What Happens After The First Workflow

After the first CRM automation workflow is working, expand only if the signal is useful.

Good expansion paths include:

  1. Add the same triage pattern to another enquiry route.
  2. Add reviewed reply drafts for common missing-detail questions.
  3. Add quote or consultation follow-up tasks.
  4. Add a weekly stalled-lead summary.
  5. Connect reporting once the underlying CRM actions are reliable.

If the first workflow creates noise, fix the trigger, summary, or approval point before connecting more systems.

FAQ

What is AI CRM automation for a small business?

AI CRM automation uses AI-assisted summaries, routing, and task creation to make enquiries easier to handle inside a CRM or task system. For a small business, the first useful version usually turns a form, call, or inbox enquiry into a clean internal note and next action.

Should AI update CRM records automatically?

Not at the start. AI can draft notes, suggest fields, and propose next actions, but automatic CRM updates should be limited until the business has approved the workflow, checked the output, and defined what must stay human-reviewed.

What CRM task should an SME automate first?

The best first task is the repeated handoff closest to revenue: turning a new enquiry into a structured note, owner task, missing-detail check, or quote follow-up reminder. Start where leads currently stall or admin is copied by hand.

Does CRM automation need private customer data for the first audit?

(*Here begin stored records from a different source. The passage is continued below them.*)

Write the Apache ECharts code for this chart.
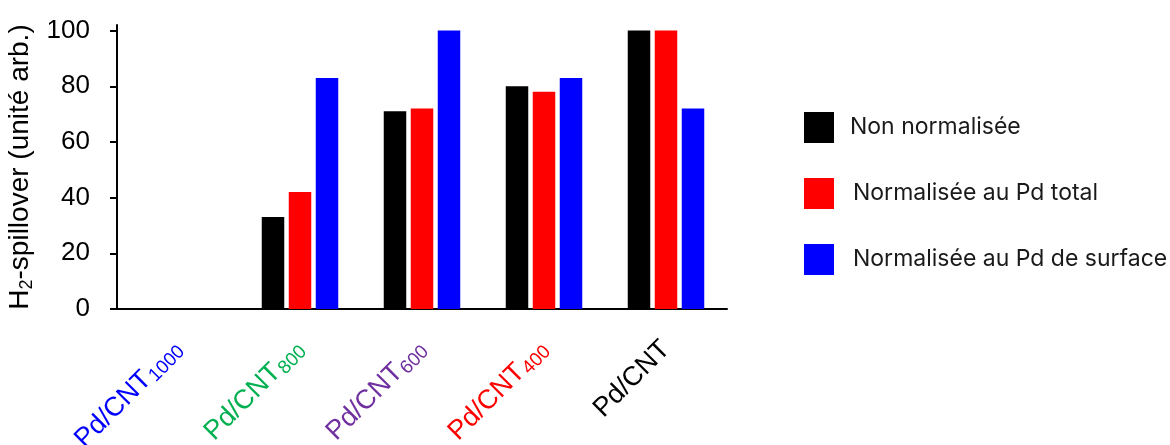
<!DOCTYPE html>
<html>
<head>
<meta charset="utf-8">
<script src="https://cdn.jsdelivr.net/npm/echarts@6/dist/echarts.min.js"></script>
<style>
  html, body { margin: 0; padding: 0; background: #ffffff; }
  #chart { width: 1170px; height: 445px; }
</style>
</head>
<body>
<div id="chart"></div>
<script>
// ---- Data ----
const categoryBase = ['Pd/CNT', 'Pd/CNT', 'Pd/CNT', 'Pd/CNT', 'Pd/CNT'];
const categorySub = ['1000', '800', '600', '400', ''];
const categoryColors = ['#0000ff', '#00b050', '#7030a0', '#ff0000', '#000000'];
const categories = categoryBase.map((b, i) => b + categorySub[i]);

const seriesNames = ['Non normalisée', 'Normalisée au Pd total', 'Normalisée au Pd de surface'];
const nonNormalisee = [0, 33, 71, 80, 100];
const normPdTotal = [0, 42, 72, 78, 100];
const normPdSurface = [0, 83, 100, 83, 72];
const seriesColors = ['#000000', '#ff0000', '#0000ff'];

const yTicks = [0, 20, 40, 60, 80, 100];

// ---- Chart ----
const chart = echarts.init(document.getElementById('chart'), null, { renderer: 'canvas' });

const FONT = 'Liberation Sans, Arial, sans-serif';
const rich = {};
categories.forEach((c, i) => {
  rich['b' + i] = { color: categoryColors[i], fontSize: 27, fontFamily: FONT, lineHeight: 30 };
  rich['s' + i] = { color: categoryColors[i], fontSize: 19, fontFamily: FONT, verticalAlign: 'bottom', lineHeight: 19, padding: [0, 0, 0, 1] };
});

const seriesData = [nonNormalisee, normPdTotal, normPdSurface];

const option = {
  backgroundColor: '#ffffff',
  animation: false,
  grid: { left: 117, right: 443, top: 25, bottom: 136, containLabel: false, outerBoundsMode: 'none' },
  legend: {
    orient: 'vertical',
    left: 804,
    top: 112,
    padding: 0,
    itemWidth: 30,
    itemHeight: 31,
    itemGap: 35,
    icon: 'rect',
    selectedMode: false,
    textStyle: { fontSize: 23, fontFamily: 'Inter, sans-serif', color: '#1a1a1a', padding: [0, 0, 0, 11] },
    data: seriesNames.map((n, i) => ({
      name: n,
      textStyle: { padding: [0, 0, 0, i === 0 ? 11 : 14] }
    }))
  },
  xAxis: {
    type: 'category',
    data: categories,
    axisLine: { show: true, lineStyle: { color: '#000000', width: 2 } },
    axisTick: { show: false },
    axisLabel: {
      rotate: 45,
      margin: 36,
      interval: 0,
      formatter: function (v, i) {
        let s = '{b' + i + '|' + categoryBase[i] + '}';
        if (categorySub[i]) s += '{s' + i + '|' + categorySub[i] + '}';
        return s;
      },
      rich: rich
    },
    splitLine: { show: false }
  },
  yAxis: {
    type: 'value',
    min: 0,
    max: 102,
    interval: 20,
    name: '{m|H}{sub|2}{m|-spillover (unité arb.)}',
    nameLocation: 'middle',
    nameRotate: 90,
    nameGap: 77,
    nameTextStyle: {
      rich: {
        m: { fontSize: 28, fontFamily: FONT, color: '#000000', lineHeight: 30 },
        sub: { fontSize: 18, fontFamily: FONT, color: '#000000', verticalAlign: 'bottom', lineHeight: 18 }
      }
    },
    axisLine: { show: true, lineStyle: { color: '#000000', width: 2 } },
    axisTick: { show: true, length: 7, lineStyle: { color: '#000000', width: 2 }, customValues: yTicks },
    axisLabel: { fontSize: 26, fontFamily: FONT, color: '#000000', margin: 27, customValues: yTicks },
    splitLine: { show: false }
  },
  series: seriesNames.map((n, i) => ({
    name: n,
    type: 'bar',
    data: seriesData[i],
    barWidth: 22.5,
    barGap: '20%',
    itemStyle: { color: seriesColors[i] }
  }))
};

chart.setOption(option);
</script>
</body>
</html>
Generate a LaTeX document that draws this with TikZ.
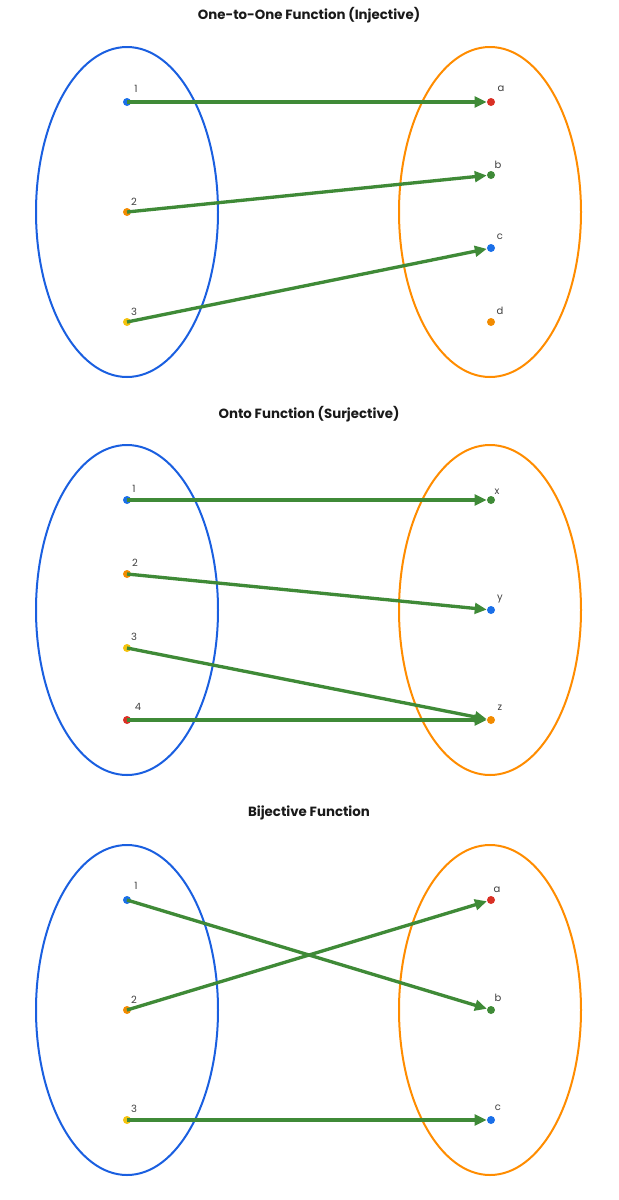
\documentclass[tikz,border=0pt]{standalone}
\usepackage{fontspec}
\setmainfont{Poppins}
\usetikzlibrary{arrows.meta}
\definecolor{eblue}{HTML}{1A5FE0}
\definecolor{eorange}{HTML}{FF8C00}
\definecolor{agreen}{HTML}{3F8A37}
\definecolor{dblue}{HTML}{1A6FE8}
\definecolor{dorange}{HTML}{F28B00}
\definecolor{dyellow}{HTML}{F4C20D}
\definecolor{dred}{HTML}{D93025}
\tikzset{
  setl/.style={draw=eblue,line width=1.5pt},
  setr/.style={draw=eorange,line width=1.5pt},
  dot/.style={circle,inner sep=0pt,minimum size=6pt,fill=#1},
  lbl/.style={font=\fontsize{7.5}{9}\selectfont,text=black!75,inner sep=0pt},
  ttl/.style={font=\fontsize{10}{12}\selectfont\bfseries,text=black!90,inner sep=0pt},
  map/.style={draw=agreen,line width=2.5pt,-{Stealth[length=9pt,width=8pt,inset=0pt]},shorten >=0pt}
}
\begin{document}
\begin{tikzpicture}[x=0.75pt,y=-0.75pt]
\useasboundingbox (0,0) rectangle (618,1200);
% ---------- Section 1 ----------
\node[ttl] (t1) at (309,15) {One-to-One Function (Injective)};
\draw[setl] (127,212) ellipse [x radius=91,y radius=165];
\draw[setr] (490,212) ellipse [x radius=91,y radius=165];
\node[dot=dblue] (a1) at (127,102) {};
\node[dot=dorange] (a2) at (127,212) {};
\node[dot=dyellow] (a3) at (127,322) {};
\node[dot=dred] (ba) at (491,102) {};
\node[dot=agreen] (bb) at (491,175) {};
\node[dot=dblue] (bc) at (491,248) {};
\node[dot=dorange] (bd) at (491,322) {};
\node[lbl] (la1) at (136,89) {1};
\node[lbl] (la2) at (134,202) {2};
\node[lbl] (la3) at (134,312) {3};
\node[lbl] (lba) at (501,89) {a};
\node[lbl] (lbb) at (498,165) {b};
\node[lbl] (lbc) at (500,237) {c};
\node[lbl] (lbd) at (500,311) {d};
\draw[map] (a1.center) -- (ba);
\draw[map] (a2.center) -- (bb);
\draw[map] (a3.center) -- (bc);
% ---------- Section 2 ----------
\node[ttl] (t2) at (309,414) {Onto Function (Surjective)};
\draw[setl] (127,610) ellipse [x radius=91,y radius=165];
\draw[setr] (490,610) ellipse [x radius=91,y radius=165];
\node[dot=dblue] (c1) at (127,500) {};
\node[dot=dorange] (c2) at (127,574) {};
\node[dot=dyellow] (c3) at (127,648) {};
\node[dot=dred] (c4) at (127,720) {};
\node[dot=agreen] (dx) at (491,500) {};
\node[dot=dblue] (dy) at (491,610) {};
\node[dot=dorange] (dz) at (491,720) {};
\node[lbl] (lc1) at (134,489) {1};
\node[lbl] (lc2) at (135,563) {2};
\node[lbl] (lc3) at (134,637) {3};
\node[lbl] (lc4) at (138,707) {4};
\node[lbl] (ldx) at (497,492) {x};
\node[lbl] (ldy) at (500,599) {y};
\node[lbl] (ldz) at (500,708) {z};
\draw[map] (c1.center) -- (dx);
\draw[map] (c2.center) -- (dy);
\draw[map] (c3.center) -- (dz);
\draw[map] (c4.center) -- (dz);
% ---------- Section 3 ----------
\node[ttl] (t3) at (309,813) {Bijective Function};
\draw[setl] (127,1010) ellipse [x radius=91,y radius=165];
\draw[setr] (490,1010) ellipse [x radius=91,y radius=165];
\node[dot=dblue] (e1) at (127,900) {};
\node[dot=dorange] (e2) at (127,1010) {};
\node[dot=dyellow] (e3) at (127,1120) {};
\node[dot=dred] (fa) at (491,900) {};
\node[dot=agreen] (fb) at (491,1010) {};
\node[dot=dblue] (fc) at (491,1120) {};
\node[lbl] (le1) at (136,886) {1};
\node[lbl] (le2) at (134,1000) {2};
\node[lbl] (le3) at (134,1109) {3};
\node[lbl] (lfa) at (497,890) {a};
\node[lbl] (lfb) at (498,998) {b};
\node[lbl] (lfc) at (498,1108) {c};
\draw[map] (e1.center) -- (fb);
\draw[map] (e2.center) -- (fa);
\draw[map] (e3.center) -- (fc);
\end{tikzpicture}
\end{document}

No. A first audit can work from a redacted example, workflow note, public form route, or description of the handoff. Passwords, API keys, customer records, and live CRM access should wait for explicit approval.

How do you measure CRM automation?

Measure one practical signal: fewer unassigned enquiries, faster internal handoff, fewer missing details, less repeated admin writing, or cleaner follow-up after quotes and consultations. Pick the signal before the workflow is built.